▸ **Work instructions**
Reproduce, word for word, the span of lines starting at the line holding "Convert this chart to Chart.js code." and ending at the line holding "ctx.strokeRect(a.left, a.top, a.right". Omit every picture.

## START Dataset rows

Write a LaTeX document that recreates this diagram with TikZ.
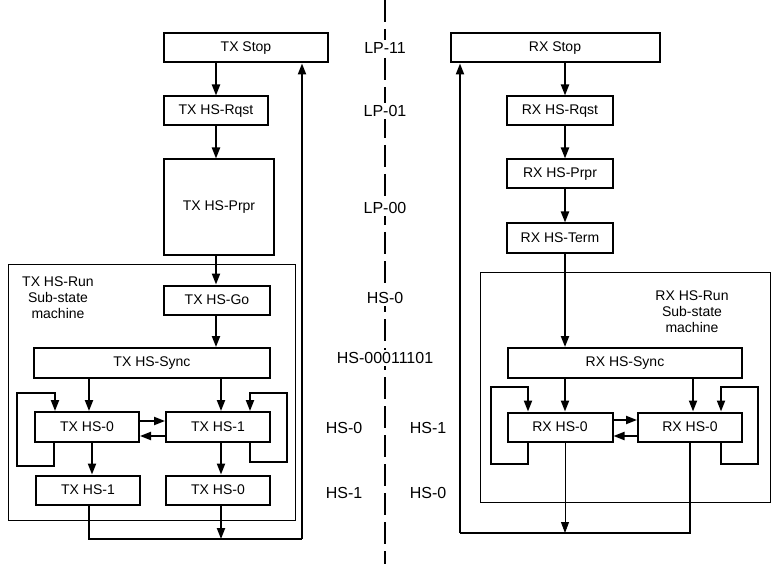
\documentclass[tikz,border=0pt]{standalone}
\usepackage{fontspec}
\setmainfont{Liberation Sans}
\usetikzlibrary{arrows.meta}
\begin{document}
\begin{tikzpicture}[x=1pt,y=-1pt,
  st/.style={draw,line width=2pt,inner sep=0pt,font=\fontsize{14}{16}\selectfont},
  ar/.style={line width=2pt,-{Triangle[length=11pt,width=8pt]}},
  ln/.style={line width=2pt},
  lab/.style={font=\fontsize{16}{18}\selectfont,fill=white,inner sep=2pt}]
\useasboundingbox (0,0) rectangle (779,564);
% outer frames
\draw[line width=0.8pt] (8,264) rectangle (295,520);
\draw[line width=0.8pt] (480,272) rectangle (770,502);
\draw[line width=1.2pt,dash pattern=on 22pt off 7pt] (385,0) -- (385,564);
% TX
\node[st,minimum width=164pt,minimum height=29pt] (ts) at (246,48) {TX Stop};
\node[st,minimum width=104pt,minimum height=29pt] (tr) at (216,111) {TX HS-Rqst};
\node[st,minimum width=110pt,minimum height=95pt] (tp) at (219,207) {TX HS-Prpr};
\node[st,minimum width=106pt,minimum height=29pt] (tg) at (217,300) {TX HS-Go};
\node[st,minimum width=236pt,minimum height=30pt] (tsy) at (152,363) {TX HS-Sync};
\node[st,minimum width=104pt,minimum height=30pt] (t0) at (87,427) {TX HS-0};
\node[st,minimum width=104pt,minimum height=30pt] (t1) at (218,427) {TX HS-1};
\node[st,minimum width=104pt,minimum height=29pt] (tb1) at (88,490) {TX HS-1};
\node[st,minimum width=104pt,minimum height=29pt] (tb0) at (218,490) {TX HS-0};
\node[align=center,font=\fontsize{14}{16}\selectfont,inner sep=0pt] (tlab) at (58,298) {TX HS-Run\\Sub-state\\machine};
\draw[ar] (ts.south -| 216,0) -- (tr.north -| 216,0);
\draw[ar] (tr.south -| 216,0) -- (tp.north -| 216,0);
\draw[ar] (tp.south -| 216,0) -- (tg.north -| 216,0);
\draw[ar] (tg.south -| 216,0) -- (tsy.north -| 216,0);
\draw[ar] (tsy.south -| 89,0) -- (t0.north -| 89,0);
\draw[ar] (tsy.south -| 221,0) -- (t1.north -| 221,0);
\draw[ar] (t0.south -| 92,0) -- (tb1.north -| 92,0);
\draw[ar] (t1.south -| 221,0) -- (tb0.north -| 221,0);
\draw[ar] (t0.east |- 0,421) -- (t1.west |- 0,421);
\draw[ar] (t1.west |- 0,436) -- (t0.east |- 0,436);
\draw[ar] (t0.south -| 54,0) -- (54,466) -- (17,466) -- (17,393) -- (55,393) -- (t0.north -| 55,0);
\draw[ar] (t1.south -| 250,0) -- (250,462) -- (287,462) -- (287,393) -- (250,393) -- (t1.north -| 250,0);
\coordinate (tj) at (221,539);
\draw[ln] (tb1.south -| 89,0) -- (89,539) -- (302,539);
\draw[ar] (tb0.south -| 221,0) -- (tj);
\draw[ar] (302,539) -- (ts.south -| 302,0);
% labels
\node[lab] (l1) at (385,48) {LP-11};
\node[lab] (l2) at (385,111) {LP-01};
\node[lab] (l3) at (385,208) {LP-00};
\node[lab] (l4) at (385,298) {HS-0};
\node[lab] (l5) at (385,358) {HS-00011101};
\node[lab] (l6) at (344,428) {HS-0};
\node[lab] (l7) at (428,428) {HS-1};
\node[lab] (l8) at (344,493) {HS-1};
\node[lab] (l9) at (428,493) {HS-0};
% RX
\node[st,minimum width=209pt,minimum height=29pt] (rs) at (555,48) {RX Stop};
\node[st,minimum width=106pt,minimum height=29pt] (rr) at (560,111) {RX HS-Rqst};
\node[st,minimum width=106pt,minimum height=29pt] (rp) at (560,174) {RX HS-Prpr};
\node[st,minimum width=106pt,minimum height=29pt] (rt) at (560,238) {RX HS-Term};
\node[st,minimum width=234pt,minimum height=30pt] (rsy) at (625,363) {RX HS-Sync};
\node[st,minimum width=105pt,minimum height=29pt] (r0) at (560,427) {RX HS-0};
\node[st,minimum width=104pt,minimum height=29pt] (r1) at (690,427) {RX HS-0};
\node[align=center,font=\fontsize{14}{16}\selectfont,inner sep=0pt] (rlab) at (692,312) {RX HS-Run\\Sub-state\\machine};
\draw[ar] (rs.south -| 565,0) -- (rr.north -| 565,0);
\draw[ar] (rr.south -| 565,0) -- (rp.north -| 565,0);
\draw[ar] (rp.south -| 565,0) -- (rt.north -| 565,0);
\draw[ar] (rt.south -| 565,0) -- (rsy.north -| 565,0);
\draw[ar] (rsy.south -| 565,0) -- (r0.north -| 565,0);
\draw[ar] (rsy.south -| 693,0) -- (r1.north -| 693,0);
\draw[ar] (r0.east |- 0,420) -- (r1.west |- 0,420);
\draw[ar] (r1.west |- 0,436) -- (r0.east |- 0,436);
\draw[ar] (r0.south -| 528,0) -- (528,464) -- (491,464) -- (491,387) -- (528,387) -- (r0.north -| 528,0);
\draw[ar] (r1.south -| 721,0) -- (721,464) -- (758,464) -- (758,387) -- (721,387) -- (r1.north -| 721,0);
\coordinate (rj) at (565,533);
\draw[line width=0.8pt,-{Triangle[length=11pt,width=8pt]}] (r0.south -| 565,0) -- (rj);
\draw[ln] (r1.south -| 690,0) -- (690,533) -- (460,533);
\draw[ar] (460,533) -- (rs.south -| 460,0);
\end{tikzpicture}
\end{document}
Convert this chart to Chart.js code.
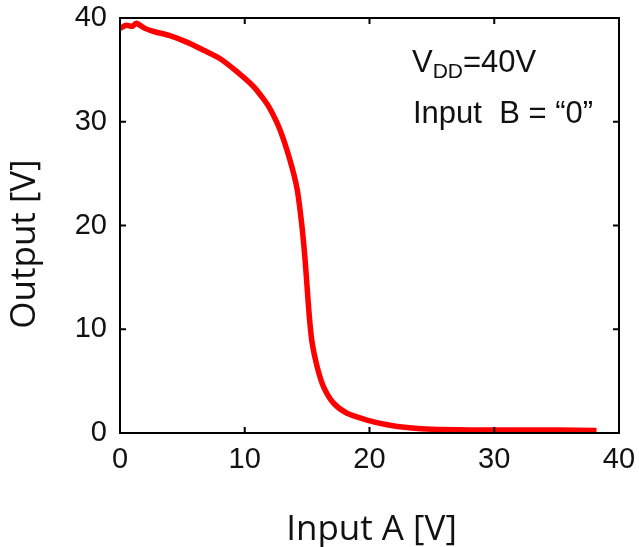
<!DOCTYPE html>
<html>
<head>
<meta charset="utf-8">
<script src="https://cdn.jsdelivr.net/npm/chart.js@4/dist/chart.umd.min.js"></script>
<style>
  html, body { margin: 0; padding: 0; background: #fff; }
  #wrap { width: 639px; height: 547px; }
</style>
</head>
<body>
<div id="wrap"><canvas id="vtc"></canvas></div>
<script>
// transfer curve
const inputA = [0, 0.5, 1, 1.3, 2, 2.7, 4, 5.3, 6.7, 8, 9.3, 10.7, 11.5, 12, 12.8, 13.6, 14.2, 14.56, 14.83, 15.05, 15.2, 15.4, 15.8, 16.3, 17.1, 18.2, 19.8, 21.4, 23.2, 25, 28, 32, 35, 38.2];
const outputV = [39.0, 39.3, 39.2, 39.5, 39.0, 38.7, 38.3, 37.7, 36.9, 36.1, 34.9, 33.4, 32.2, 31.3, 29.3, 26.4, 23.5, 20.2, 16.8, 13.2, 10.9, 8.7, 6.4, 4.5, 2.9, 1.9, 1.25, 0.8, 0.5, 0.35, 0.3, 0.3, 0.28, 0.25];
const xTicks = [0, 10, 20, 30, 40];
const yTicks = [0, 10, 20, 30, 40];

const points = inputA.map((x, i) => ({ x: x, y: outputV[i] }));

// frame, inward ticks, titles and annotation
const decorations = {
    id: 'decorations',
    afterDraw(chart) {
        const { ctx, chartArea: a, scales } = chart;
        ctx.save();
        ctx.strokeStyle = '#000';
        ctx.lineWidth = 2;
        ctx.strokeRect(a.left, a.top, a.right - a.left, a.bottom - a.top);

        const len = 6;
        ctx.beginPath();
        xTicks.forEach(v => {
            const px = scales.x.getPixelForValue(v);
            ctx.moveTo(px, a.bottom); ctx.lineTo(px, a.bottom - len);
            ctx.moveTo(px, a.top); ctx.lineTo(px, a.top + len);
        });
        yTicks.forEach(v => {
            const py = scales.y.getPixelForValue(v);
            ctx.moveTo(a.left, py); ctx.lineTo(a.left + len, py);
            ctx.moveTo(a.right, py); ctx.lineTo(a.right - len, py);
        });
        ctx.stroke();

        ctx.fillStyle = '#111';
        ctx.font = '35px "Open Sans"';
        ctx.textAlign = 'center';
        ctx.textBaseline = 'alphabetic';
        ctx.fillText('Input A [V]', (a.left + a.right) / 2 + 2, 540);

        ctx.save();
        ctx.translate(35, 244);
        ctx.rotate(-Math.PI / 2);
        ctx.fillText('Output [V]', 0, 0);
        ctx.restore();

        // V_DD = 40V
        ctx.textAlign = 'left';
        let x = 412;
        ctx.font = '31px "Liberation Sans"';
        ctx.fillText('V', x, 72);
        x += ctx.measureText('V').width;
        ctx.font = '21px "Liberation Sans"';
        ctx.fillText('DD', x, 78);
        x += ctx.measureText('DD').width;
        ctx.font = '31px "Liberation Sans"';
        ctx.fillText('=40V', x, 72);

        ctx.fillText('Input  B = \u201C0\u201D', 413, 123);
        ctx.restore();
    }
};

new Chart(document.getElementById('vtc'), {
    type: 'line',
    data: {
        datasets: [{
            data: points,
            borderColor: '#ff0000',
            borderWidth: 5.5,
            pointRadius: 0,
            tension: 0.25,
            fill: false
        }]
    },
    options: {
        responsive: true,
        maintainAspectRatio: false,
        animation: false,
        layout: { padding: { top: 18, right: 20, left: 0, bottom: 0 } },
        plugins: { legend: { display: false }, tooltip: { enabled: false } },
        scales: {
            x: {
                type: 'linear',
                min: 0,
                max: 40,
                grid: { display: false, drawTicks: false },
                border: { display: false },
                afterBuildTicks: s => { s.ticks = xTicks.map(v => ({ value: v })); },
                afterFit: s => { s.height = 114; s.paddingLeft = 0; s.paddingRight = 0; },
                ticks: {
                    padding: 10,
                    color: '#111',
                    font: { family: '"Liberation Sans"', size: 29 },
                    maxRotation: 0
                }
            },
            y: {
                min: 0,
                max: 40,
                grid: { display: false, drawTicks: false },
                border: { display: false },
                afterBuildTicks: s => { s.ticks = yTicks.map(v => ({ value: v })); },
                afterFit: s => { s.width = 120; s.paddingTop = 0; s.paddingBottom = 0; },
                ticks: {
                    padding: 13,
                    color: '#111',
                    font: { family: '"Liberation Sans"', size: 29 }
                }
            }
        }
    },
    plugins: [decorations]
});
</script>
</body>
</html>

## END Dataset rows

▸ **Output for this task**
Convert this chart to Chart.js code.
<!DOCTYPE html>
<html>
<head>
<meta charset="utf-8">
<script src="https://cdn.jsdelivr.net/npm/chart.js@4/dist/chart.umd.min.js"></script>
<style>
  html, body { margin: 0; padding: 0; background: #fff; }
  #wrap { width: 639px; height: 547px; }
</style>
</head>
<body>
<div id="wrap"><canvas id="vtc"></canvas></div>
<script>
// transfer curve
const inputA = [0, 0.5, 1, 1.3, 2, 2.7, 4, 5.3, 6.7, 8, 9.3, 10.7, 11.5, 12, 12.8, 13.6, 14.2, 14.56, 14.83, 15.05, 15.2, 15.4, 15.8, 16.3, 17.1, 18.2, 19.8, 21.4, 23.2, 25, 28, 32, 35, 38.2];
const outputV = [39.0, 39.3, 39.2, 39.5, 39.0, 38.7, 38.3, 37.7, 36.9, 36.1, 34.9, 33.4, 32.2, 31.3, 29.3, 26.4, 23.5, 20.2, 16.8, 13.2, 10.9, 8.7, 6.4, 4.5, 2.9, 1.9, 1.25, 0.8, 0.5, 0.35, 0.3, 0.3, 0.28, 0.25];
const xTicks = [0, 10, 20, 30, 40];
const yTicks = [0, 10, 20, 30, 40];

const points = inputA.map((x, i) => ({ x: x, y: outputV[i] }));

// frame, inward ticks, titles and annotation
const decorations = {
    id: 'decorations',
    afterDraw(chart) {
        const { ctx, chartArea: a, scales } = chart;
        ctx.save();
        ctx.strokeStyle = '#000';
        ctx.lineWidth = 2;
        ctx.strokeRect(a.left, a.top, a.right - a.left, a.bottom - a.top);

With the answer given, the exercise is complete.